J’ai entendu dire que les Lions de la Téranga ont du talent, mais non pas la hargne, la détermination, l’engagement physique et mental, la motivation, l’envie de vaincre vaille que vaille ! S’il vous plaît, faites mentir ces mauvaises langues ennemies !  Montrez –leur alors que vous pouvez avoir et le talent, et la gagne !  Ne céder rien ! Buléen mayé dara ! Donnez le meilleur de vous-mêmes, physiquement, mentalement et techniquement !  En vous remettant le drapeau national, le Chef de l’Etat vous rappellera que vous êtes un détachement militaire qui va au front avec ce qui symbolise notre souveraineté. Respectez ce drapeau, défendez – le, protégez le dans la dignité absolue, avec nos valeurs de Ngor, Jom, Fulla, FAYDA, (on nous tue- on ne nous déshonore pas), afin de le voir à la montée des couleurs, à l’instant final de la remise de la coupe, qui, je le souhaite sera entre les mains du Capitaine Koulibaly.

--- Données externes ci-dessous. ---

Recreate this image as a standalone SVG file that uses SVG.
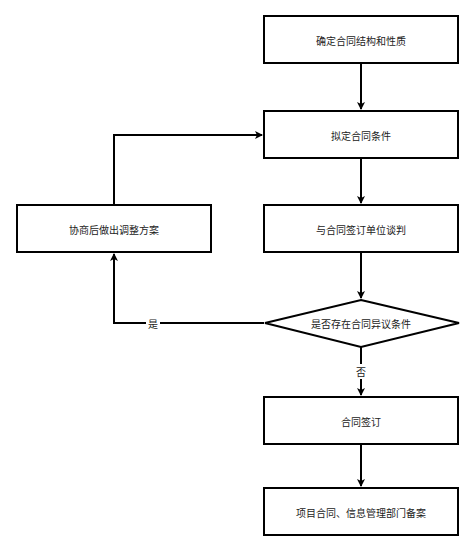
<svg xmlns="http://www.w3.org/2000/svg" width="474" height="552" viewBox="0 0 474 552">
<defs>
<marker id="arr" markerWidth="10" markerHeight="10" refX="8" refY="5" orient="auto" markerUnits="userSpaceOnUse">
<path d="M1,1 L9,5 L1,9 L3,5 Z" fill="#000"/>
</marker>
<style>
.box{fill:#fff;stroke:#000;stroke-width:2}
.t{font-family:"Noto Sans CJK SC","Noto Sans",sans-serif;font-size:10px;fill:#222;text-anchor:middle;dominant-baseline:central}
.c{fill:none;stroke:#000;stroke-width:2}
</style>
</defs>
<rect width="474" height="552" fill="#fff"/>
<g id="connectors">
<path class="c" d="M361,63 L361,109" marker-end="url(#arr)"/>
<path class="c" d="M361,158 L361,203" marker-end="url(#arr)"/>
<path class="c" d="M361,252 L361,298" marker-end="url(#arr)"/>
<path class="c" d="M264,323 L114,323 L114,254" marker-end="url(#arr)"/>
<path class="c" d="M114,205 L114,135 L262,135" marker-end="url(#arr)"/>
<path class="c" d="M361,347 L361,395" marker-end="url(#arr)"/>
<path class="c" d="M361,444 L361,486" marker-end="url(#arr)"/>
<rect x="146" y="316" width="14" height="14" fill="#fff"/>
<text class="t" x="153" y="323">是</text>
<rect x="354" y="364" width="14" height="15" fill="#fff"/>
<text class="t" x="361" y="371.5">否</text>
</g>
<g id="n1"><rect class="box" x="264" y="16" width="194" height="47"/><text class="t" x="361" y="40">确定合同结构和性质</text></g>
<g id="n2"><rect class="box" x="264" y="111" width="194" height="47"/><text class="t" x="361" y="135">拟定合同条件</text></g>
<g id="n3"><rect class="box" x="264" y="205" width="194" height="47"/><text class="t" x="361" y="229">与合同签订单位谈判</text></g>
<g id="n4"><rect class="box" x="17" y="205" width="194" height="47"/><text class="t" x="114" y="229">协商后做出调整方案</text></g>
<g id="n5"><polygon class="box" points="361,300 459,323 361,347 265,323"/><text class="t" x="361" y="323">是否存在合同异议条件</text></g>
<g id="n6"><rect class="box" x="264" y="397" width="194" height="47"/><text class="t" x="361" y="421">合同签订</text></g>
<g id="n7"><rect class="box" x="264" y="488" width="194" height="47"/><text class="t" x="361" y="512">项目合同、信息管理部门备案</text></g>
</svg>
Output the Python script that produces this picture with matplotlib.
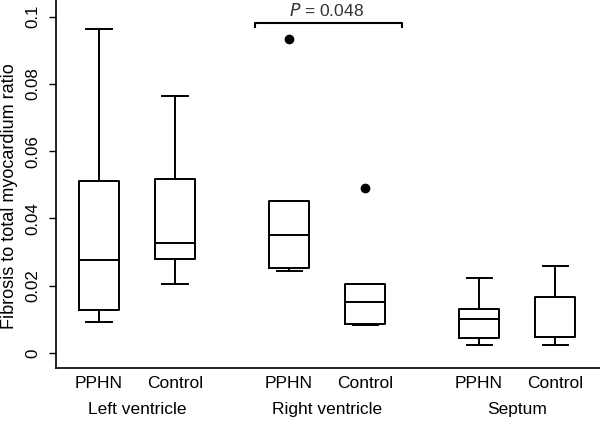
import matplotlib
matplotlib.use("Agg")
import matplotlib.pyplot as plt
from matplotlib.transforms import blended_transform_factory

plt.rcParams['font.family'] = ['Liberation Sans', 'DejaVu Sans']

# box positions and labels
positions = [1, 2, 3.5, 4.5, 6, 7]
tick_labels = ["PPHN", "Control", "PPHN", "Control", "PPHN", "Control"]
group_names = ["Left ventricle", "Right ventricle", "Septum"]
group_centers = [1.5, 4.0, 6.5]

# box statistics
whislo = [0.0092, 0.0205, 0.0245, 0.0082, 0.0024, 0.0024]
q1 = [0.0128, 0.0280, 0.0253, 0.0086, 0.0044, 0.0047]
med = [0.0277, 0.0327, 0.0351, 0.0151, 0.0101, 0.0048]
q3 = [0.0512, 0.0518, 0.0451, 0.0204, 0.0129, 0.0166]
whishi = [0.0964, 0.0765, 0.0451, 0.0204, 0.0223, 0.0259]
fliers = [[], [], [0.0934], [0.0492], [], []]

p_text = "= 0.048"

stats = []
for i in range(len(positions)):
    stats.append(dict(whislo=whislo[i], q1=q1[i], med=med[i], q3=q3[i],
                      whishi=whishi[i], fliers=fliers[i]))

fig = plt.figure(figsize=(6.0, 4.21), dpi=100)
ax = fig.add_axes([0.0933, 0.126, 0.9067, 0.874])

lw = 1.4
ax.bxp(stats, positions=positions, widths=0.53, showfliers=True,
       boxprops=dict(color="black", linewidth=lw),
       medianprops=dict(color="black", linewidth=lw),
       whiskerprops=dict(color="black", linewidth=lw),
       capprops=dict(color="black", linewidth=lw),
       flierprops=dict(marker="o", markerfacecolor="black", markeredgecolor="black",
                       markersize=6, linestyle="none"),
       capwidths=0.33)

ax.set_xlim(0.434, 7.59)
ax.set_ylim(-0.0045, 0.105)

ax.spines["top"].set_visible(False)
ax.spines["right"].set_visible(False)
for s in ["left", "bottom"]:
    ax.spines[s].set_linewidth(1.2)

ax.set_yticks([0, 0.02, 0.04, 0.06, 0.08, 0.1])
ax.set_yticklabels(["0", "0.02", "0.04", "0.06", "0.08", "0.1"], rotation=90, va="center")
ax.tick_params(axis="y", length=5, width=1.0, pad=6, labelsize=12.2)

ax.set_xticks(positions)
ax.set_xticklabels(tick_labels)
ax.tick_params(axis="x", length=0, pad=6, labelsize=12.5)

trans = blended_transform_factory(ax.transData, ax.transAxes)
for name, c in zip(group_names, group_centers):
    ax.text(c, -0.114, name, transform=trans, ha="center", va="center", fontsize=12.5)

fig.text(10 / 600, 0.534, "Fibrosis to total myocardium ratio", rotation=90,
         ha="center", va="center", fontsize=13)

# significance bracket
bx0, bx1, by, bdrop = 3.05, 4.98, 0.0983, 0.0013
ax.plot([bx0, bx0, bx1, bx1], [by - bdrop, by, by, by - bdrop], color="black",
        linewidth=1.5, clip_on=False)
ax.text((bx0 + bx1) / 2 - 0.02, by + 0.0009, "$\\it{P}$ " + p_text, ha="center", va="bottom",
        fontsize=12.5, color="#333333")

fig.savefig("out.png", dpi=100)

Quant à vous, l’équipe dirigeante, l’encadrement, faites comme un Etat –major fait en de pareils moments de guerre ! Sergents et Capitaines, Lieutenants et Adjudants, tenez les lieux d’une main de maître en passant à Malick Sy Souri, Joseph Ndong et aux autres dirigeants. Surveillez les coins et les recoins ; collez à l’équipe comme vous le ferez de vos propres enfants ! Parlez aux joueurs comme Mawade Wade l’aurait fait, comme Alou le faisait en de pareilles circonstances. Gonflez-les à bloc ! Abdoulaye Diaw, nous entend !! Pensez à tout ce monde qui, avant vous a rêvé de monter au plus haut du podium du foot africain ! En nous ramenant la coupe, non seulement vous ferez plaisir à tout un peuple, vous rentrerez dans l’histoire mais aussi votre valeur marchande dans vos équipes professionnelles respectives va augmenter.  Que nos prières vous accompagnent, de la Casamance naturelle au Fouta, en passant par le Sine- Saloum, le Cayor et le Jolof, le Baol, et le Cap Vert. Bonne chance !

Jules François Bertrand Bocandé

ancien international du Foot sénégalais.

 Ps Cette lettre est un fruit,

d'une imagination sportive sur ce que Bocandé aurait dit à nos jours.